Doe a/k/a Twist v. TCI Cablevision case brief

Doe a/k/a Twist v. TCI Cablevision case brief summary
110 S.W.3d 363 (Mo. 2003)

Plaintiff, a former professional athlete, brought misappropriation of name claims against defendants, the creators, publishers, and marketers of a comic book (creators). The Circuit Court of St. Louis, Missouri, found in favor of the athlete, but granted the creators' motion for judgment not withstanding the verdict (JNOV) and, in the alternative, ordered a new trial in the event the JNOV was overturned on appeal. The athlete appealed.


The athlete sought to recover the amount of the fair market value the creators should have paid to use his name in connection with the comic book and its related promotional products. On review, the supreme court determined that the athlete's case was more precisely labeled a right of publicity action.

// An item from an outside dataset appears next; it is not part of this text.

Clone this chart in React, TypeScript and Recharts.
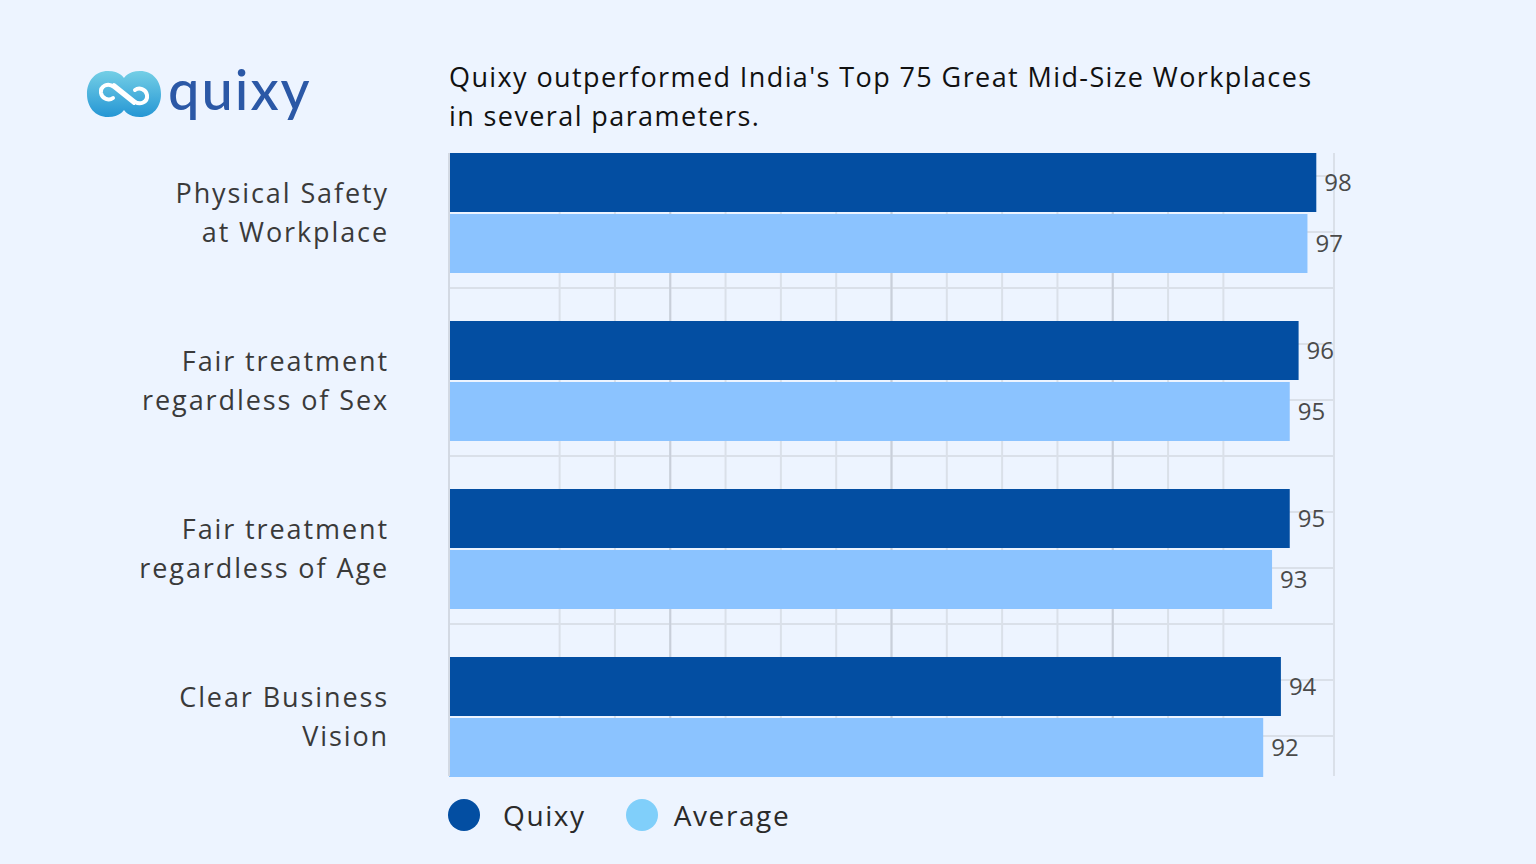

Although the comic book character was not about the athlete, he maintained that the sharing of the same name and the common persona of a tough-guy "enforcer" created an unmistakable correlation between himself and the comic book character, which established that the creators used his name and identity.


  • The supreme court agreed, holding that the athlete presented sufficient evidence to prove his name was used as a symbol of his identity. 
  • The evidence was also sufficient to establish the creators' intent to gain a commercial advantage by using the athlete's name to attract consumer attention to the comic book and related products. 
  • Under the predominant use test, because the use and identity of the athlete's name became predominantly a ploy to sell comic books and related products rather than an artistic or literary expression, the comic book was not protected by the First Amendment.

The JNOV was reversed, the judgment granting a new trial was affirmed, the judgment denying injunctive relief was affirmed, and the case was remanded.